“We were able to double our supplies," said Jane McCulloch, the prevention program manager with the Colorado Health Network.
The supplies she's referring to, includes the amount of naloxone, a life-saving medicine that reverses the effects of an opioid overdose.
The program, while mainly serving as an anonymous syringe access program, also provides fentanyl test strips and naloxone to anyone that asks for it, and no photo ID is required.
"So after we have done a syringe exchange that will be part of our standard offering to participants, and they will either be new to having Narcan and fentanyl test strips, in which case we will train them as to how to use them, or they will be here for replacement supplies," McCulloch said.
The overdose deaths of five people at an apartment in Commerce City last month has highlighted the methods to stop it from happening again. Police said the victims ingested cocaine laced with fentanyl.
Recently, the city and county of Denver started offering naloxone and fentanyl testing strips to Denver residents for free, but other organizations, like Colorado Health Network among others, have been combatting fentanyl-laced drugs in a similar way for a while now.
"It's vitally important, particularly in the climate that we have today. It helps save lives, and that's the simple answer," McCulloch said referring to distributing naloxone.
Longtime, consistent demand
McCulloch explained that they believe there has been an increase in fentanyl being used in products "across the board" for nearly all substances that are available on the street today.

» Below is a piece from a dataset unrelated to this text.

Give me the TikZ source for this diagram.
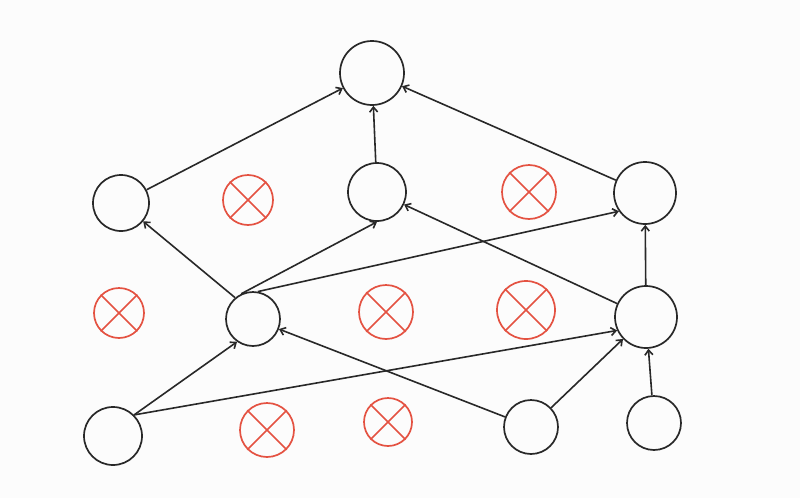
\documentclass[tikz,border=0pt]{standalone}
\usetikzlibrary{arrows.meta}
\definecolor{ink}{RGB}{40,40,40}
\definecolor{redx}{RGB}{228,82,66}
\begin{document}
\begin{tikzpicture}[x=1pt,y=-1pt,
  nd/.style={circle,draw=ink,line width=1.7pt,inner sep=0pt,minimum size=#1},
  edge/.style={draw=ink,line width=1.6pt,-{Straight Barb[length=5pt,width=8pt]}},
  xo/.style={circle,draw=redx,line width=1.7pt,inner sep=0pt,minimum size=#1}]
\fill[white!99!black] (0,0) rectangle (800,498);
\useasboundingbox (0,0) rectangle (800,498);
\node[nd=64pt] (T) at (372,73) {};
\node[nd=56pt] (L1) at (121,203) {};
\node[nd=58pt] (M1) at (377,192) {};
\node[nd=62pt] (R1) at (645,193) {};
\node[nd=54pt] (ML) at (253,319) {};
\node[nd=62pt] (MR) at (646,317) {};
\node[nd=58pt] (B1) at (113,436) {};
\node[nd=54pt] (B2) at (531,427) {};
\node[nd=54pt] (B3) at (654,423) {};
\foreach \n/\x/\y/\s in {a/248/200/50, b/529/192/54, c/119/313/50, d/386/312/54, e/526/310/58, f/267/430/54, g/388/422/48}{
  \node[xo=\s pt] (\n) at (\x,\y) {};
  \draw[redx,line width=1.6pt] (\n.north east) -- (\n.south west) (\n.north west) -- (\n.south east);
}
\draw[edge] (L1) -- (T);
\draw[edge] (M1) -- (T);
\draw[edge] (R1) -- (T);
\draw[edge] (ML.130) -- (L1);
\draw[edge] (ML.115) -- (M1.270);
\draw[edge] (ML.80) -- (R1.215);
\draw[edge] (MR) -- (M1);
\draw[edge] (MR) -- (R1);
\draw[edge] (B1.45) -- (ML.235);
\draw[edge] (B1.45) -- (MR.205);
\draw[edge] (B2) -- (ML);
\draw[edge] (B2) -- (MR);
\draw[edge] (B3) -- (MR);
\end{tikzpicture}
\end{document}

According to the Colorado Department of Public Health and Environment (CDPHE)'s dashboard that tracks this data, there were 49 fentanyl-related overdose deaths in Colorado in 2016. In 2021, there were 803 related deaths, and that data is not final.
In addition, the Drug Enforcement Administration's (DEA) Denver division has seized about 800,000 fentanyl pills in the past five months alone, 10 times more than the 80,000 seized in 2019.
For use of the Access Point program in general, McCulloch said that the number of people utilizing the service has remained "pretty steady," but acknowledges that the few months of this year have seen more people coming in compared to the first few months of 2021.
In 2021, they helped around 5,000 people.
"I think what is altered is the demand for fentanyl test strips and Narcan, for carrying that," she said. "The demand has been on the increase for a long, long while. That demand has been on the increase as products have become adulterated with fentanyl, unfortunately, there were a lot of deaths which were bizarre to people."
Because of the pandemic, Access Point had only been operating three days a week. But, due to demand, along with the drop in COVID-19 cases, they expanded back to five days a week.
“I was desperate to get back to five days a week – desperate – the need was just growing and growing," she said, adding that fortunately, their funding has increased, resulting in a growth to their supply.
"Because what we're basically saying is, you know, you should test every time now because you don't know, you don't know what's in that product," she said.
They recently had larger shipments of Naloxone, which included double-doses of the medicine.
Part of the reason for larger shipments is that they're seeing in some cases, that more doses of naloxone is necessary to actually reverse a particular overdose.
"And therefore, we're trying to get to the situation where we are not limiting Narcan distribution, but giving out as many doses are required to handle those situations," said McCulloch.
She added that part of the increase in the amount of people they see is because they're now able to provide smoking kits, which she said is a safer alternative than injection drug use.
A progressing conversation around stigma
McCulloch acknowledged the stigma surrounding some prevention services, but used the example of alcohol abuse to help explain why their goal is harm reduction, not enabling.
"I think the realization is the biggest substance abuse that we have in this country, in fact, most countries is alcohol. So, I think anybody who is an alcohol user has to accept that substances are used. And that's the basic principle – substances are used, they will always be around, they have always been around. But, what we are after is harm reduction. We are trying to make it the safest it possibly can be. Acknowledging that that use will always be there," she said.
McCulloch meets with people through consultations before providing the program's kits, and said she can feel the conversation progressing.
"And I do know that if you are a good service provider that brings more people in, that raises the awareness of it, more people feel less stigma attached to coming to syringe exchange programs. And there are several inside of Denver that are available to them. Not only us," McCulloch said. "I think my message would be, please support them. Please understand that syringe exchange programs do not increase drug use. They are about harm reduction. They are about saving lives. They are about giving everybody the best possible chance at wellness."
The Harm Reduction Action Center in Denver provides similar services, and CDPHE has a program that allows schools to apply for free shipments of naloxone.